November 18, 2008
Ever since I moved to the new place I've been bothered by a dripping faucet in the sink. Such things are common and easy to fix, so I've had it on my mind to do it for weeks. There was a problem with my dishwasher, so the condo owner and her boyfriend came to work on it, both armed with information they had gotten from the Internet.
I should have been somewhat leary, because what they learned didn't really help and she ended up having to buy a new dishwasher for the place. But the idea of learning simple tasks from the Internet intrigued me and I Googled "fix leaky faucet." There were a number of places to go and I found this one which featured an attractive, upbeat lad named Ian who walked me throught the process step by step, ending with the phrase, "Now you're golden."
Over the weeks I began studying his little video. It was so easy. I even had those tools. I tried some of the steps, and found that the old wrench and pliers I had were rusty, not the size I needed, and useless. I bought new ones. I bought a box of all-purpose washers. They weren't the right size for anything. I bought a box of assorted o-rings. They were all sizes, but no two alike, so I bought a second box in case I would need to fix both faucets. I walked myself through the process several times, and nothing seemed to be quite right. I hoped I wouldn't have to replace the "Cold" faucet because I couldn't screw that one off.

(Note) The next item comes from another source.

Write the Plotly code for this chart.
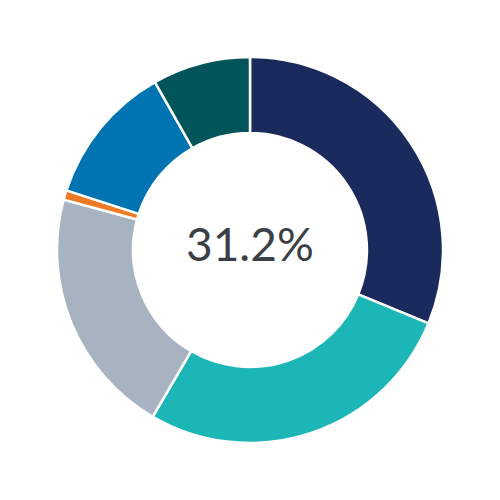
import plotly.graph_objects as go

labels = ["A", "B", "C", "D", "E", "F"]
values = [31.2, 27.2, 20.8, 0.8, 11.8, 8.2]
colors = ["#1b2a5c", "#1cb6b6", "#a8b3c2", "#ee7a26", "#0073b3", "#00545a"]
center_text = "31.2%"

fig = go.Figure(go.Pie(
    labels=labels,
    values=values,
    hole=0.606,
    sort=False,
    direction="clockwise",
    rotation=0,
    marker=dict(colors=colors, line=dict(color="white", width=2.5)),
    textinfo="none",
    hoverinfo="none",
    showlegend=False,
))
fig.add_annotation(
    text=center_text, x=0.5, y=0.5, xref="paper", yref="paper",
    showarrow=False, yshift=7,
    font=dict(family="Lato", size=46, color="#3b3f46"),
)
fig.update_layout(
    width=500, height=500,
    margin=dict(l=49, r=65, t=49, b=65),
    paper_bgcolor="white", plot_bgcolor="white",
)
fig.write_html("out.html")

Today was the day. I had bought some pipe joint compound which seemed to be the final step in assuring I'd be golden.
I brought a couple of towels into the sink area where I would be working, as Ian had instructed me to. I set out all my tools, taping off those that Ian said to so as not to damage the threads of the screws. He didn't mention taping might make the tools less efficient--in fact, he hadn't mentioned that anything could go wrong.
First off, I turned off the water valves tight. Then I removed the one faucet I had learned in my practice sessions that I could. Disaster. Thinking I was turning the water valves off I was actually turning them on full force! The kitchen was pretty well flooded by the time I got down under the cabinet to turn both valves in the other direction. Luckily I had lots of towels in a bag to give to Goodwill, so I mopped as I went.
When you get the faucet off, its bare bones don't look like those of Ian's faucet. The new washers and o-rings didn't seem to go anywhere, and pieces of the little faucet skeleton were everywhere, none fitting where I had thought it would. I fiddled and fussed and could not get the joint compound tube open. I tried a nail. I called a friend in Alabama who said just to break into the tube and throw the thing away when I was finished. I did that. This joint compound also didn't look like Ian's, which came in a tube too, and looked like spackle or white grout. Had I gotten the wrong kind of joint compound? Mine was runny and grey-green. At last I managed to smear some on the faucet joint, but I didn't make a nice firm seal as Ian had promised.
But I got it all back in place and turned on the water. It spewed from the faucet without my turning it on, and would only turn off by using the valve under the sink. I'm sure I did everything right. It would have been easier to have called the landlady, which I must do now anyway. She and her fiancé will simply watch Ian and come over and fix the faucet or maybe she'll send a plumber which is what I really need.
Look, nobody is good at everything, I tell myself. If Ian has a blog, I'll bet somebody else writes it.